Keller's work is not really technologically sophisticated, but as the market leader it is able to offer customers the same techniques worldwide. It says that it is just better and bigger than competitors. The company's shares, at 360.5p, are not on a demanding rating. The highly rated management team and Keller's competitive position make the shares a buy.

Soco is in fine fettle but shares are high enough

Soco International, the oil exploration group, had good news for investors yesterday. Results from an exploration well offshore in Vietnam, in Block 16-1 on the Te Giac Trang structure, had tested water free at a rate of 9,432 barrels of oil equivalent per day. It was all the more pleasing as no previous well had been drilled in this structure. "This kind of low rate is as good as it gets," the deputy chief executive Roger Cagle said.

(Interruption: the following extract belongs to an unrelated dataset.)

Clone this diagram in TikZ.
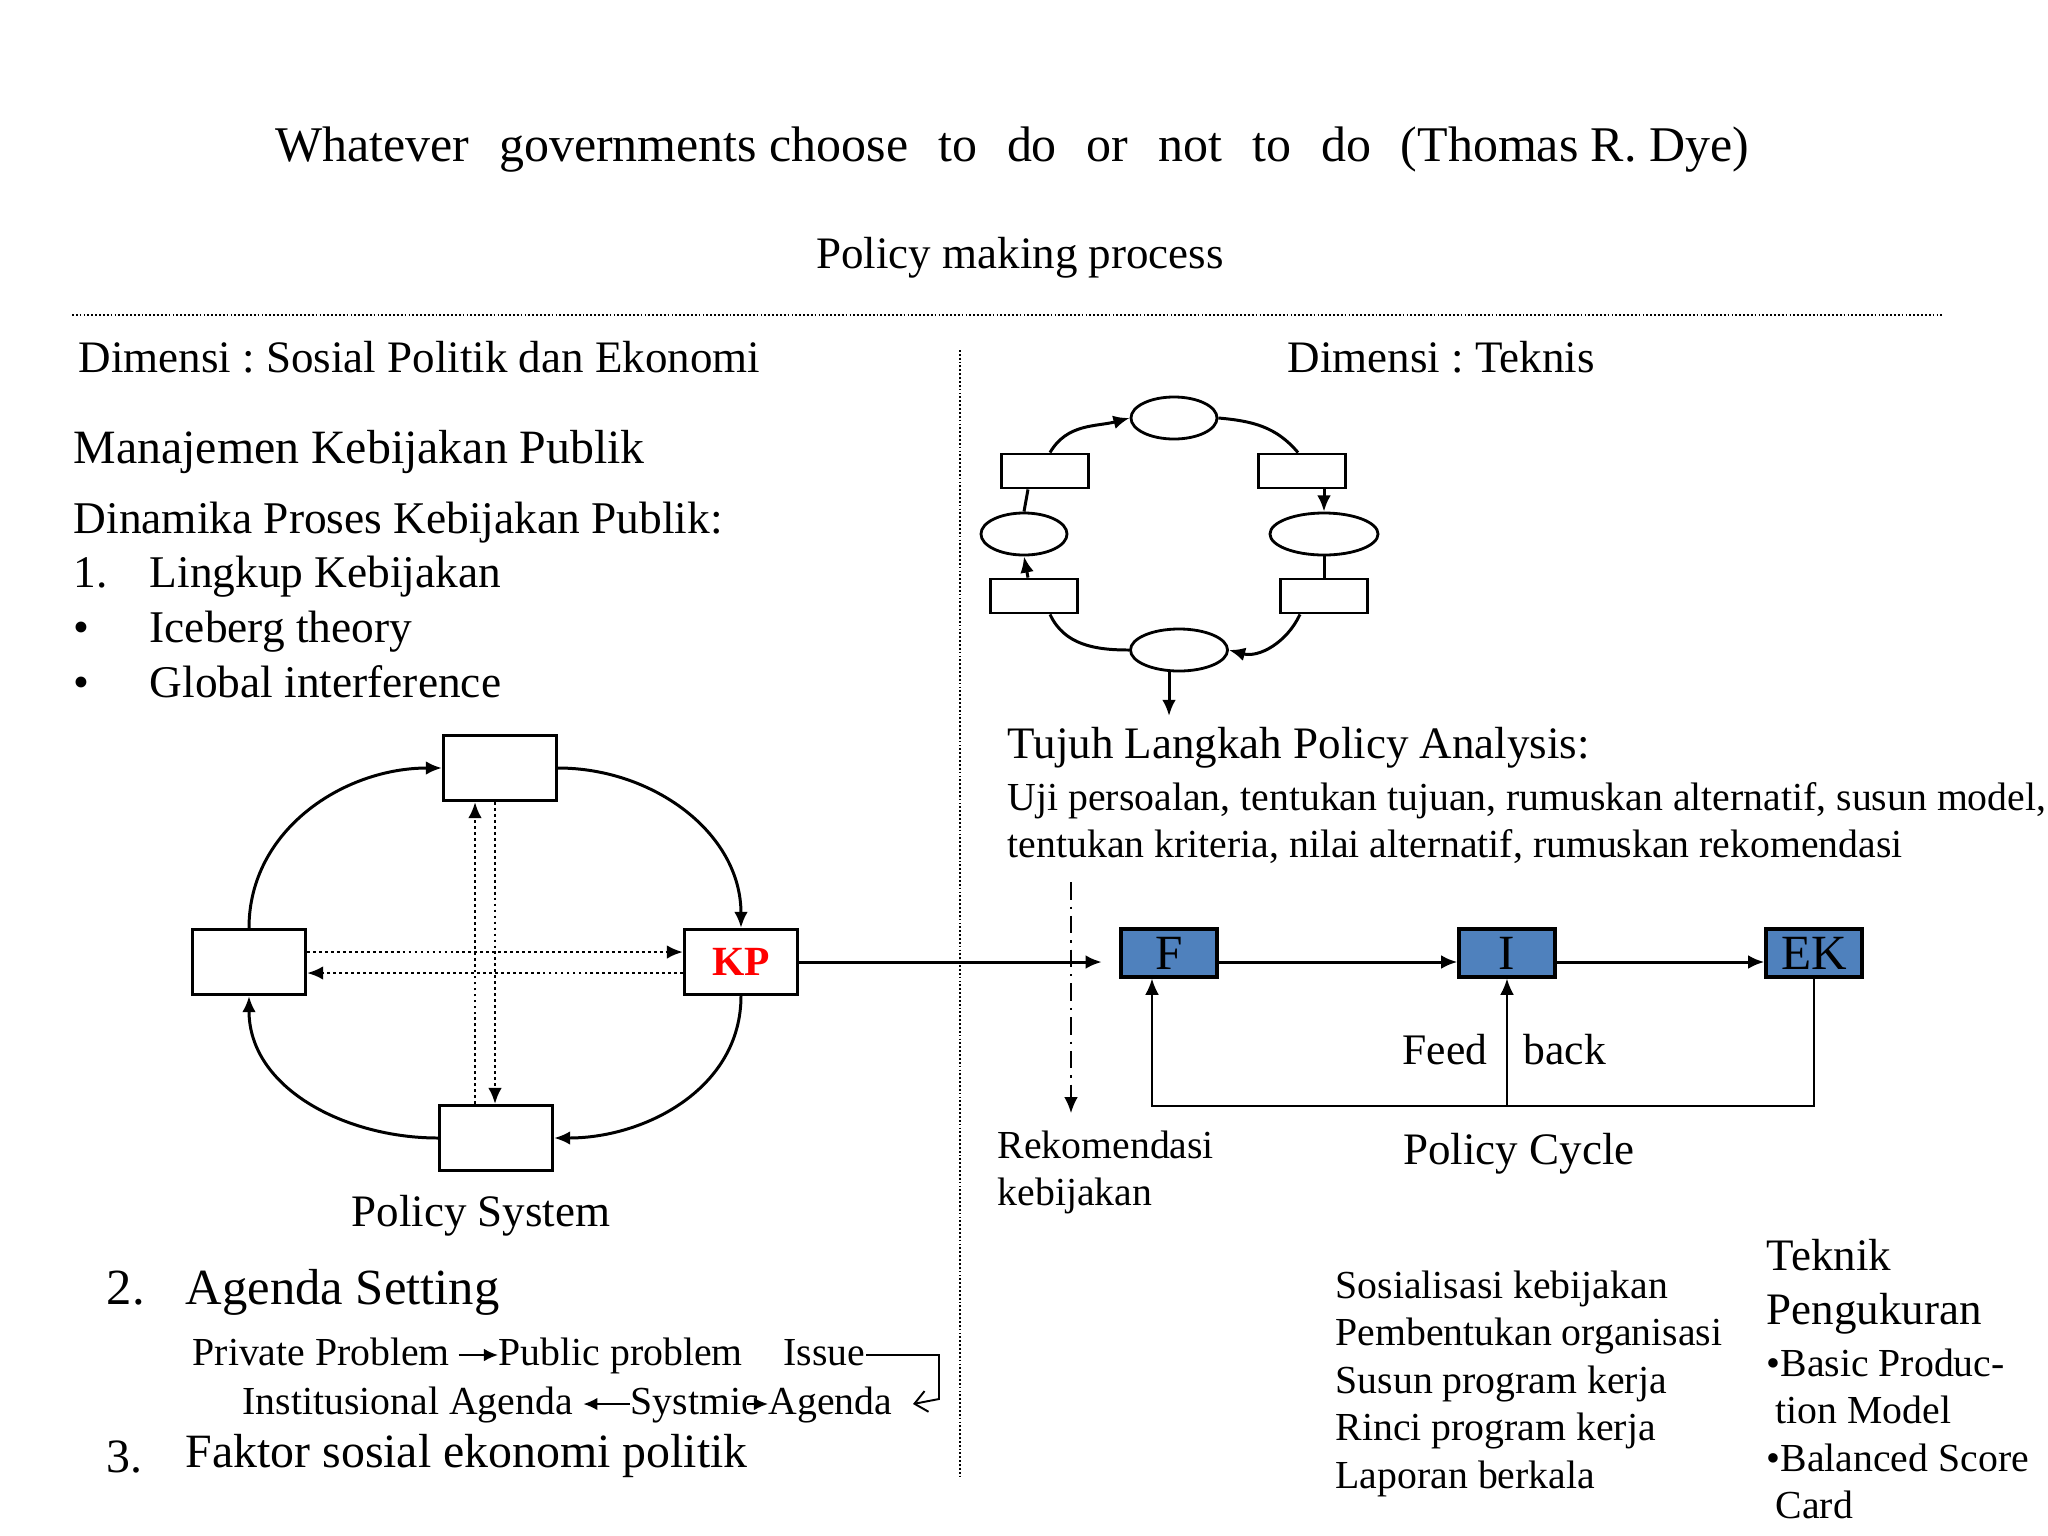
\documentclass[tikz,border=0pt]{standalone}
\usepackage{fontspec}
\setmainfont{Liberation Serif}
\usepackage{tikz}
\usetikzlibrary{arrows.meta,calc,positioning,shapes.geometric}
\frenchspacing

\definecolor{stageblue}{HTML}{4F81BD}
\newcommand{\szTitle}{\fontsize{14.2}{17}\selectfont}
\newcommand{\szHead}{\fontsize{12.8}{15}\selectfont}
\newcommand{\szBig}{\fontsize{13.6}{16}\selectfont}
\newcommand{\szList}{\fontsize{12.9}{15}\selectfont}
\newcommand{\szAgenda}{\fontsize{14.4}{17}\selectfont}
\newcommand{\szSmall}{\fontsize{11.3}{13.5}\selectfont}
\newcommand{\wgap}{\hspace{0.6em}}

\begin{document}
\begin{tikzpicture}[x=0.01cm, y=0.01cm, >={Latex[length=4.6pt,width=3.9pt]},
  lbl/.style={inner sep=0pt, anchor=west, text height=1.5ex, text depth=.25ex, yshift=-0.05cm},
  ctxt/.style={inner sep=0pt, text height=1.5ex, text depth=.25ex, yshift=-0.05cm},
  sysbox/.style={draw, line width=0.85pt, minimum width=1.13cm, minimum height=0.65cm, inner sep=0pt},
  cycbox/.style={draw, line width=0.8pt, minimum width=0.87cm, minimum height=0.34cm, inner sep=0pt},
  cycell/.style={draw, ellipse, line width=0.8pt, minimum height=0.42cm, inner sep=0pt},
  stagebox/.style={draw, line width=0.9pt, fill=stageblue, minimum width=0.96cm, minimum height=0.48cm,
                   inner sep=0pt, font=\fontsize{14}{16}\selectfont},
  link/.style={line width=0.85pt},
  fbline/.style={line width=0.55pt},
  dotline/.style={line width=0.8pt, dash pattern=on 0.8pt off 0.9pt},
  sepline/.style={line width=0.5pt, dash pattern=on 0.5pt off 0.6pt},
  smalltip/.style={-{Latex[length=4pt,width=3.6pt]}}]

  \path[use as bounding box, fill=white] (0,0) rectangle (2048,-1536);

  % heading
  \node[ctxt, font=\szTitle] (title) at (1012,-146)
    {Whatever\wgap governments choose\wgap to\wgap do\wgap or\wgap not\wgap to\wgap do\wgap (Thomas R. Dye)};
  \node[ctxt, font=\szHead] (pmp) at (1020,-253) {Policy making process};
  \coordinate (sepL) at (72,-315);
  \coordinate (sepR) at (1942,-315);
  \draw[sepline] (sepL) -- (sepR);
  \coordinate (midT) at (960,-350);
  \coordinate (midB) at (960,-1476);
  \draw[sepline] (midT) -- (midB);

  % left column
  \node[lbl, font=\szHead] (dimL) at (78,-357) {Dimensi : Sosial Politik dan Ekonomi};
  \node[lbl, font=\szBig] (mkp) at (73,-448) {Manajemen Kebijakan Publik};
  \node[lbl, font=\szList] (dpk) at (73,-518) {Dinamika Proses Kebijakan Publik:};
  \node[lbl, font=\szList] (n1) at (73,-572) {1.};
  \node[lbl, font=\szList] (lk) at (149,-572) {Lingkup Kebijakan};
  \node[lbl, font=\szList] (b1) at (73,-627) {\textbullet};
  \node[lbl, font=\szList] (ice) at (149,-627) {Iceberg theory};
  \node[lbl, font=\szList] (b2) at (73,-682) {\textbullet};
  \node[lbl, font=\szList] (gi) at (149,-682) {Global interference};

  % policy system
  \node[sysbox] (psTop) at (500,-768) {};
  \node[sysbox] (psLeft) at (249,-962) {};
  \node[sysbox, font=\bfseries\fontsize{11.8}{14}\selectfont, text=red] (kp) at (741,-962) {KP};
  \node[sysbox] (psBot) at (496,-1138) {};
  \draw[link,->] (psLeft.north) to[out=90,in=180] (psTop.west);
  \draw[link,->] (psTop.east) to[out=0,in=90] (kp.north);
  \draw[link,->] (kp.south) to[out=-90,in=0] (psBot.east);
  \draw[link,->] (psBot.west) to[out=180,in=-90] (psLeft.south);
  \coordinate (vUp) at (475,0);
  \coordinate (vDn) at (495,0);
  \coordinate (hRt) at (0,-952);
  \coordinate (hLt) at (0,-973);
  \draw[dotline,->] (psBot.north -| vUp) -- (psTop.south -| vUp);
  \draw[dotline,->] (psTop.south -| vDn) -- (psBot.north -| vDn);
  \draw[dotline,->] (psLeft.east |- hRt) -- (kp.west |- hRt);
  \draw[dotline,->] (kp.west |- hLt) -- (psLeft.east |- hLt);
  \node[ctxt, font=\szHead] (psys) at (481,-1211) {Policy System};

  % agenda setting
  \node[lbl, font=\szAgenda] (n2) at (106,-1289) {2.};
  \node[lbl, font=\szAgenda] (ags) at (185,-1289) {Agenda Setting};
  \node[lbl, font=\szSmall] (priv) at (192,-1350) {Private Problem};
  \node[lbl, font=\szSmall] (pub) at (498,-1350) {Public problem};
  \node[lbl, font=\szSmall] (issue) at (783,-1350) {Issue};
  \node[lbl, font=\szSmall] (inst) at (242,-1399) {Institusional Agenda};
  \node[lbl, font=\szSmall] (sysm) at (630,-1399) {Systmic};
  \node[lbl, font=\szSmall] (sagd) at (768,-1399) {Agenda};
  \coordinate (brk) at (939,-1399);
  \draw[fbline,smalltip] ([xshift=0.08cm]priv.east) -- (pub.west);
  \draw[fbline,smalltip] (sysm.west) -- ([xshift=0.1cm]inst.east);
  \draw[fbline,smalltip] ([xshift=-0.12cm]sysm.east) -- (sagd.west);
  \draw[fbline,-{Straight Barb[length=3.5pt,width=6pt]}] (issue.east) -- (issue.east -| brk) -- (brk)
    -- ([xshift=0.2cm]sagd.east);
  \node[lbl, font=\szBig] (n3) at (106,-1457) {3.};
  \node[lbl, font=\szBig] (fsep) at (185,-1452) {Faktor sosial ekonomi politik};

  % right column: analysis cycle
  \node[ctxt, font=\szHead] (dimR) at (1441,-357) {Dimensi : Teknis};
  \node[cycell, minimum width=0.86cm] (cTop) at (1174,-418) {};
  \node[cycbox] (cRtTop) at (1302,-471) {};
  \node[cycell, minimum width=1.08cm] (cRt) at (1324,-534) {};
  \node[cycbox] (cRtBot) at (1324,-596) {};
  \node[cycell, minimum width=0.97cm] (cBot) at (1179,-650) {};
  \node[cycbox] (cLtBot) at (1034,-596) {};
  \node[cycell, minimum width=0.86cm] (cLt) at (1024,-534) {};
  \node[cycbox] (cLtTop) at (1045,-471) {};
  \draw[link,->] ([xshift=0.05cm]cLtTop.north) to[out=60,in=195] (cTop.west);
  \draw[link] (cTop.east) to[out=-5,in=130] ([xshift=-0.04cm]cRtTop.north);
  \draw[link,->] (cRt.north |- cRtTop.south) -- (cRt.north);
  \draw[link] (cRt.south) -- (cRtBot.north);
  \draw[link,->] ([xshift=-0.24cm]cRtBot.south) to[out=-115,in=-15] (cBot.east);
  \draw[link] (cBot.west) to[out=180,in=-65] ([xshift=0.16cm]cLtBot.south);
  \draw[link,->] ([xshift=-0.06cm]cLtBot.north) -- (cLt.south);
  \draw[link] (cLt.north) -- ([xshift=-0.17cm]cLtTop.south);
  \coordinate (tlEnd) at (1169,-716);
  \draw[link,->] (cBot.south -| tlEnd) -- (tlEnd);

  \node[lbl, font=\szHead] (tla) at (1007,-743) {Tujuh Langkah Policy Analysis:};
  \node[lbl, font=\szSmall] (uji1) at (1007,-795) {Uji persoalan, tentukan tujuan, rumuskan alternatif, susun model,};
  \node[lbl, font=\szSmall] (uji2) at (1007,-842) {tentukan kriteria, nilai alternatif, rumuskan rekomendasi};

  % policy cycle
  \node[stagebox] (stF) at (1169,-953) {F};
  \node[stagebox] (stI) at (1507,-953) {I};
  \node[stagebox] (stEK) at (1814,-953) {EK};
  \draw[link,->,shorten >=5pt] (kp.east) -- (kp.east -| stF.west);
  \draw[link,->] (stF.east |- kp) -- (stI.west |- kp);
  \draw[link,->] (stI.east |- kp) -- (stEK.west |- kp);
  \coordinate (fbF) at (1152,-1106);
  \draw[fbline,->] (stEK.south) |- (fbF) -- (fbF |- stF.south);
  \draw[fbline,->] (stI.south |- fbF) -- (stI.south);
  \node[lbl, font=\fontsize{12.4}{15}\selectfont, anchor=east] (feed) at (1488,-1049) {Feed};
  \node[lbl, font=\fontsize{12.4}{15}\selectfont] (back) at (1523,-1049) {back};
  \node[ctxt, font=\szHead] (pcyc) at (1519,-1149) {Policy Cycle};

  % recommendation
  \node[lbl, font=\szSmall] (rek1) at (997,-1143) {Rekomendasi};
  \node[lbl, font=\szSmall] (rek2) at (997,-1190) {kebijakan};
  \coordinate (rkTop) at (1071,-882);
  \draw[fbline, dash pattern=on 5pt off 2pt on 0.6pt off 2pt,->] (rkTop) -- ([yshift=0.2cm]rkTop |- rek1.north);

  % implementation steps
  \node[lbl, font=\szSmall] (imp1) at (1335,-1283) {Sosialisasi kebijakan};
  \node[lbl, font=\szSmall] (imp2) at (1335,-1330) {Pembentukan organisasi};
  \node[lbl, font=\szSmall] (imp3) at (1335,-1378) {Susun program kerja};
  \node[lbl, font=\szSmall] (imp4) at (1335,-1425) {Rinci program kerja};
  \node[lbl, font=\szSmall] (imp5) at (1335,-1473) {Laporan berkala};

  % measurement
  \node[lbl, font=\szHead] (tek1) at (1766,-1255) {Teknik};
  \node[lbl, font=\szHead] (tek2) at (1766,-1309) {Pengukuran};
  \node[lbl, font=\szSmall] (bpm1) at (1766,-1361) {\textbullet Basic Produc-};
  \node[lbl, font=\szSmall] (bpm2) at (1775,-1408) {tion Model};
  \node[lbl, font=\szSmall] (bsc1) at (1766,-1456) {\textbullet Balanced Score};
  \node[lbl, font=\szSmall] (bsc2) at (1775,-1503) {Card};
\end{tikzpicture}
\end{document}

The company reckons that the 16-1 prospect, in which it has a 28.5 per cent stake, has reserves of some 100-200 million barrels of oil. That is on top of the 9-2 block, where 150-200 million barrels are estimated.

Soco says it has special expertise in certain types of geological structures - "basement reservoirs" - which are not easy to work with. The company has pulled off the same trick in a similar type of reservoir in Yemen, where the wells are in production. The 9-2 block in Vietnam should be in production in the first quarter of 2007, while block 16-2 will not come on until at least the end of that year.

Soco is now turning its attention to new areas, west Africa in particular. It looks for prospects that are not hugely expensive to drill, so that it is not betting its future on the results.

Its results so far have removed a lot of the risk from the shares and there is potential upside from further exploration wells that are yet to be drilled. But Soco shares have had a very good run and after a 12 per cent gain yesterday to 781p, the stock is high enough.